The Wankie Game Reserve happened to be closed to traffic and we were rather disappointed. We drew into the little railway community at Dett and chatted to a man in his garden. He told us that there was a narrow, sandy road near the reserve where we might see some elephant, so we thought we would try it. We had a .22 rifle and felt comparatively safe!. The road twisted and turned and was too narrow to turn in. At every bend we expected to be confronted with a large grey shape, but though we saw huge imprints of elephant beside the path, and their droppings, fortunately, I think, we only came upon a herd of Kudu drinking from a muddy pool. We withdrew to camp for the night, and this time we did think that sleeping in the open was a bit risky, but we knew of no hotel in the vicinity. The men kept a good fire going and again 'came the dawn' for all of us.

Wankie (or Wonkie as the old timers called it) was our first mining town, and what we saw of it was all mine-dust, smoke and dust from the coal. We stopped long enough to have a bath and a meal and to meet a few begrimed men who were off duty, and then on again north to the Victoria falls.

As we approached, the air was softer and the vegetation greener and more plentiful - it was growing dark - we just had time to buy some groceries at the general store we saw through the customs barrier, and to book one of the several rest houses clustering south of the Falls. We had not seen the Falls yet but the wonderful thunder of them was sounding continuously.

Next morning we were early astir, so leaving the African who 'went with' the rest house, to do the chores and some badly needed laundering we set off towards the 'smoke that thunders' as the African is said to call it. In Britain I had rebelliously decided that the spectacle of the Falls was probably over-rated, and on reading the handbook about the Rain Forest and the donning of waterproofs, the Devils Cauldron, The Boiling Pot, the luxury Hotel and the air trips over the falls, I had come to the conclusion that it was probably spoiled by organised sight-seeing, but it was not. It is too big, too grand; the few conveniences for tourists are lost in the spectacle. Only the baboons and their blasé behaviour testify to a succession or tourists with cars and picnic hampers. They swarm on ones car almost as it stops, and automatically 'frisk' it. Their bored indifference to human beings puts one in ones place.

We walked through the Rain Forest where trees of all kinds flourish in the moist air, right up to the grassy bank overlooking the tremendous fall of water, shining and glinting in the sun.
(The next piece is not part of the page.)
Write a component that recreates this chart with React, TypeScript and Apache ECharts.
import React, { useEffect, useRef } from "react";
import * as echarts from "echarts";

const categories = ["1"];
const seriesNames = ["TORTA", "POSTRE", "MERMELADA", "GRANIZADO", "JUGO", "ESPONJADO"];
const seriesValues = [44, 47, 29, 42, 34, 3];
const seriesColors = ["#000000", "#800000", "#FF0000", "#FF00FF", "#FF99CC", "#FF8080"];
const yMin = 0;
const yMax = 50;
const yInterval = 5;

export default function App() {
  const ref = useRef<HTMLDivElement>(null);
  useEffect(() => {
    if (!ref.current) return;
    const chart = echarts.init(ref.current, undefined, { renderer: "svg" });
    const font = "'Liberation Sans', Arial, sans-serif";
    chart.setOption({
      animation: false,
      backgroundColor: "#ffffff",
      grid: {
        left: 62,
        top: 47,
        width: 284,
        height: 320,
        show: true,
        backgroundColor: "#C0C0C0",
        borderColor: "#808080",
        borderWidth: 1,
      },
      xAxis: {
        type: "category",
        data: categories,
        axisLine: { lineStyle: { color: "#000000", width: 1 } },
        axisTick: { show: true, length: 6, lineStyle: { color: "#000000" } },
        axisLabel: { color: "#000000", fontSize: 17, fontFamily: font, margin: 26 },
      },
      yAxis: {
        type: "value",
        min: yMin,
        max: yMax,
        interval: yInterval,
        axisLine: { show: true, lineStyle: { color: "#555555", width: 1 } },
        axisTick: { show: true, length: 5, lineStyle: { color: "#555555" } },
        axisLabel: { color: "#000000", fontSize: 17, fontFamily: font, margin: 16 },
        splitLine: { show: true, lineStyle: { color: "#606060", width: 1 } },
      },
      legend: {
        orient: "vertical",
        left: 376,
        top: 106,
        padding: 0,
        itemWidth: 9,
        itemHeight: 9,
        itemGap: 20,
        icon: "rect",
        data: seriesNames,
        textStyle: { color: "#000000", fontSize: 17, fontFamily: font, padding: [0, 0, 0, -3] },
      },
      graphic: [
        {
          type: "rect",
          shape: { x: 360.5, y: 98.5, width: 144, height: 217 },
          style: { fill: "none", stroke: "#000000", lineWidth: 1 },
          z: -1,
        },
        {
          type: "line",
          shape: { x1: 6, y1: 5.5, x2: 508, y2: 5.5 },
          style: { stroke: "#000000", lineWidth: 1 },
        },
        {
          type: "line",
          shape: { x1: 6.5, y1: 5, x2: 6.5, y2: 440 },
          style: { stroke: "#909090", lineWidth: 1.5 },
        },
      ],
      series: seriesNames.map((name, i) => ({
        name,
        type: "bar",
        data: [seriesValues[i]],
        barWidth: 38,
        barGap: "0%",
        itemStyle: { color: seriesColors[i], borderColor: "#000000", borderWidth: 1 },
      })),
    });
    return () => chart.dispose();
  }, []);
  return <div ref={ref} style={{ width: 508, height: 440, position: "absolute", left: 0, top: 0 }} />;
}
The spray drenched us, our hair dripped rivulets of soft warm water the ceaseless terrific weight beat down over the edge of the chasm. It was peaceful, soporific and lonely. The few other tourists seems to float past us in a haze with no jarring contact.

 

 

 

The roads in Southern Rhodesia were 'strips'. 12" wide strips of tarmac set a car-width apart. Overtaking and passing were achieved by moving one wheel off the strip onto the dirt while trying to keep one wheel on a strip. It was very tricky and dangerous especially when the dirt had worn away and left the tarmac several inches high. The dust thrown up from the dirt helped to obscure what you were doing.

Our old car had belonged to the Agriculture department and painted brown - hence our name for it. Later we repainted it silver and it became 'the silver arrow'. It burned a lot of oil but we used oil drained from lorries and cars at services. We even used gear oil and never had any complaints from the car. I once drove her over 200 miles including crossing the Chambesi ferry, with no clutch when the clutch had siezed up when the car had been laid up for a while. The clutch freed itself in the last mile outside Mpika!!. We used to take the bench front seat right out at night and make up a large bed inside for Mom and Hilda while my Father and I slept 'protected ' by the seat, under the lights of the car. We all loved her.
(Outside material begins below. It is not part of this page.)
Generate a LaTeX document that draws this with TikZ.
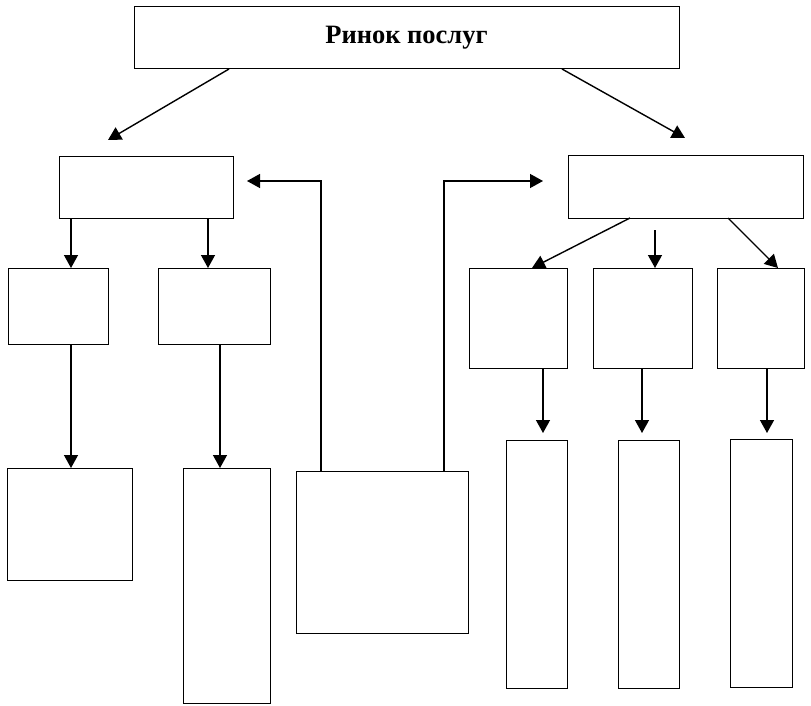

I'm not sure what we thought a .22 rifle was going to do for us among buffalo, kudu, and elephant but it obviously gave us confidence and demonstrated just how 'green' we were in those early months in Africa. The Afrikaaners had a word for people like us 'rooinek's' .. red necks.
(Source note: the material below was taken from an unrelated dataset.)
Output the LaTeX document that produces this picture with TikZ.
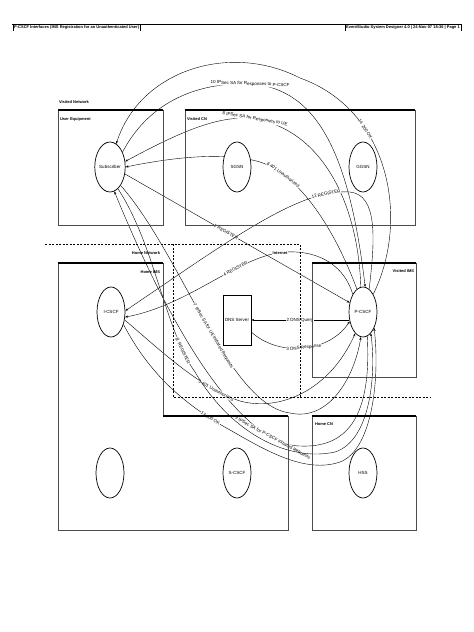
\documentclass[tikz,border=0pt]{standalone}
\usepackage{fontspec}
\setmainfont{Liberation Sans}
\usetikzlibrary{arrows.meta,backgrounds,shapes.geometric}

\tikzset{
  entity/.style={ellipse, draw, line width=0.7pt, fill=white, minimum width=28pt,
    minimum height=50pt, inner sep=0pt, font=\fontsize{4.5}{5}\selectfont},
  server/.style={rectangle, draw, line width=0.6pt, fill=white, minimum width=28pt,
    minimum height=50pt, inner sep=0pt, font=\fontsize{4.5}{5}\selectfont},
  msg/.style={line width=0.4pt, -{Stealth[length=3pt,width=2.2pt]}},
  msglabel/.style={fill=white, inner sep=0.5pt, sloped, font=\fontsize{4.5}{5}\selectfont},
  boxlabel/.style={inner sep=0.8pt, font=\fontsize{4}{5}\selectfont\bfseries},
  headtext/.style={inner sep=1pt, font=\fontsize{4}{5}\selectfont\bfseries},
  boxside/.style={draw=black!70, line width=0.7pt},
  boxtop/.style={line width=1.4pt},
  boundary/.style={line width=0.6pt, dash pattern=on 2pt off 1.5pt},
}

\begin{document}
\begin{tikzpicture}[x=1pt,y=-1pt]
  \useasboundingbox (0,0) rectangle (474,632);

  % header
  \draw[line width=0.8pt] (12,24) -- (462,24);
  \node[headtext, anchor=north west] (title) at (13,24.4) {P-CSCF Interfaces (IMS Registration for an Unauthenticated User)};
  \node[headtext, anchor=north east] (tool) at (461,24.4) {EventStudio System Designer 4.0 | 24-Nov-07 18:36 | Page 1};
  \draw (title.north west) -- (title.south west);
  \draw (title.north east) -- (title.south east);
  \draw (tool.north west) -- (tool.south west);
  \draw (tool.north east) -- (tool.south east);

  % boxes
  \node[boxlabel, anchor=west] (visnet) at (58,102) {Visited Network};
  \draw[boxside] (58,110) rectangle (163,225);
  \draw[boxtop] (58,110) -- (163,110);
  \node[boxlabel, anchor=west] (ue) at (59,119) {User Equipment};
  \draw[boxside] (185,110) rectangle (415,225);
  \draw[boxtop] (185,110) -- (415,110);
  \node[boxlabel, anchor=west] (viscn) at (186,119) {Visited CN};

  \draw[boundary] (45,244) -- (300,244) -- (300,397);
  \draw[boundary] (173,244) -- (173,397) -- (430,397);
  \node[boxlabel, anchor=east] (homenet) at (161,253) {Home Network};

  \draw[boxside] (58,263) -- (163,263) -- (163,416) -- (288,416) -- (288,530) -- (58,530) -- cycle;
  \draw[boxtop] (58,263) -- (163,263);
  \draw[boxtop] (163,416) -- (288,416);
  \node[boxlabel, anchor=east] (homeims) at (161,272) {Home IMS};
  \draw[boxside] (312,263) rectangle (416,377);
  \draw[boxtop] (312,263) -- (416,263);
  \node[boxlabel, anchor=east] (visims) at (415,271) {Visited IMS};
  \draw[boxside] (312,416) rectangle (416,530);
  \draw[boxtop] (312,416) -- (416,416);
  \node[boxlabel, anchor=west] (homecn) at (314,424) {Home CN};

  % entities
  \node[entity] (sub) at (110,167) {Subscriber};
  \node[entity] (sgsn) at (237,167) {SGSN};
  \node[entity] (ggsn) at (363,167) {GGSN};
  \node[entity] (icscf) at (111,312) {I-CSCF};
  \node[entity] (pcscf) at (363,312) {P-CSCF};
  \node[server] (dns) at (237,320) {DNS Server};
  \node[entity] (hnode) at (110,473) {};
  \node[entity] (scscf) at (237,473) {S-CSCF};
  \node[entity] (hss) at (363,473) {HSS};

  % messages
  \begin{pgfonlayer}{background}
    \draw[msg] (sub.-25) -- node[msglabel, pos=0.45] {1 REGISTER} (pcscf.145);
    \draw[msg] (pcscf.west |- dns.east) -- node[msglabel] {2 DNS Query} (dns.east);
    \draw[msg] (dns.-40) .. controls (280,358) and (330,352) .. (pcscf.215)
      node[msglabel, pos=0.5] {3 DNS Response};
    \draw[msg] (pcscf.120) .. controls (345,268) and (322,250) .. (285,252)
      .. controls (240,255) and (190,305) .. (icscf.-20) node[msglabel, pos=0.35] {4 REGISTER};
    \draw[msg] (pcscf.-80) .. controls (372,420) and (345,448) .. (300,446)
      .. controls (265,446) and (200,400) .. (sub.-80)
      node[msglabel, pos=0.22] {9 IPSec SA for P-CSCF Initiated Requests};
    \draw[msg] (icscf.-30) .. controls (160,350) and (200,388) .. (240,401)
      node[msglabel, pos=0.8] {5 401 Unauthorized}
      .. controls (280,412) and (330,390) .. (pcscf.-110);
    \draw[msg] (pcscf.105) .. controls (335,230) and (300,175) .. (260,162)
      node[msglabel, pos=0.8] {6 401 Unauthorized}
      .. controls (220,150) and (160,160) .. (sub.east);
    \draw[msg] (sub.-60) .. controls (182,255) and (228,405) .. (290,413)
      node[msglabel, pos=0.55] {7 IPSec SA for UE Initiated Requests}
      .. controls (330,422) and (355,375) .. (pcscf.-95);
    \draw[msg] (pcscf.95) .. controls (358,200) and (320,130) .. (255,119)
      node[msglabel, pos=1] {8 IPSec SA for Responses to UE}
      .. controls (220,114) and (180,132) .. (sub.20);
    \draw[msg] (sub.50) .. controls (150,100) and (200,82) .. (250,84)
      node[msglabel, pos=1] {10 IPSec SA for Responses to P-CSCF}
      .. controls (320,88) and (350,160) .. (pcscf.85);
    \draw[msg] (sub.-70) .. controls (155,245) and (165,330) .. (195,372)
      node[msglabel, pos=0.85] {11 REGISTER}
      .. controls (232,435) and (290,462) .. (335,452)
      .. controls (372,440) and (376,370) .. (pcscf.-70);
    \draw[msg] (pcscf.75) .. controls (375,240) and (378,195) .. (350,192)
      .. controls (300,188) and (230,240) .. (icscf.5) node[msglabel, pos=0.15] {12 REGISTER};
    \draw[msg] (icscf.-45) .. controls (150,375) and (185,405) .. (230,430)
      node[msglabel, pos=0.85] {13 200 OK}
      .. controls (265,450) and (305,474) .. (340,462)
      .. controls (372,450) and (380,380) .. (pcscf.-55);
    \draw[msg] (pcscf.60) .. controls (410,220) and (390,110) .. (300,78)
      node[msglabel, pos=0.68] {14 200 OK}
      .. controls (230,42) and (140,70) .. (sub.75);
  \end{pgfonlayer}

  \node[boxlabel, fill=white] (internet) at (280,253) {Internet};
\end{tikzpicture}
\end{document}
 After lunch we found a steep stairway leading down to another angle of the Falls. The steps were cut from rock in places, and in others where the rock was too sheer wooden steps took its place, and a handrail. In places the steps were broken and the descent precarious but we had to go down out of the sun into the drenching spray at the bottom to look up at a wall of glistening water churning into a white, lacy froth. We were in dark shadow and I was reminded of illustrations by Gustave Durer of Dante's Inferno. Going up again was difficult. I had recently been a little ill and was not as fit as usual, but I rested on the larger ledges and nearer the top had to cry for sheer weakness. The Falls Bridge is a marvel of Engineering, and so necessary to the present day, but I chose to ignore it as part of the view. It must have been intensely interesting to build.

On again past wide, flat stretches of the Zambesi River, powerfully making towards the Falls, dotted with little islands of dainty greenery and fringed with trees and bushes curving down to it's flow, past a small wired game reserve where we looked and looked again at a motionless giraffe and zebra. At first I thought it was a museum, the animals were so still and sleek, and that a marvellous taxidermist had been at work, but the giraffe gently pulled at the leaves on his high tree and the zebra cropped the grass.

Livingstone is seven miles on and has atmosphere. The spray from the Falls can be seen, and the air seems to hold some of the warm moisture. Many people there complain of the humidity though I prefer it to the dry, dusty heat further north. The native women here dressed more colourfully than any I had seen before, and there were not so many European dresses. They had skirts full and frilly at the back with decided bustles and a certain wiring, and I was told that this fashion carries on from when the first women missionaries brought it to the country. The shops were not up to the standard of those in Bulawayo main streets, but they were interesting as the first we had seen since leaving there, and we enjoyed hotel meals and baths.

The Falls Bridge must rank as one of the most incredible engineering feats of the early part of the century. As a bridge builder myself having worked with 'primitive' labour on sophisticated constructions I can appreciate the massive task of building such a structure in those days.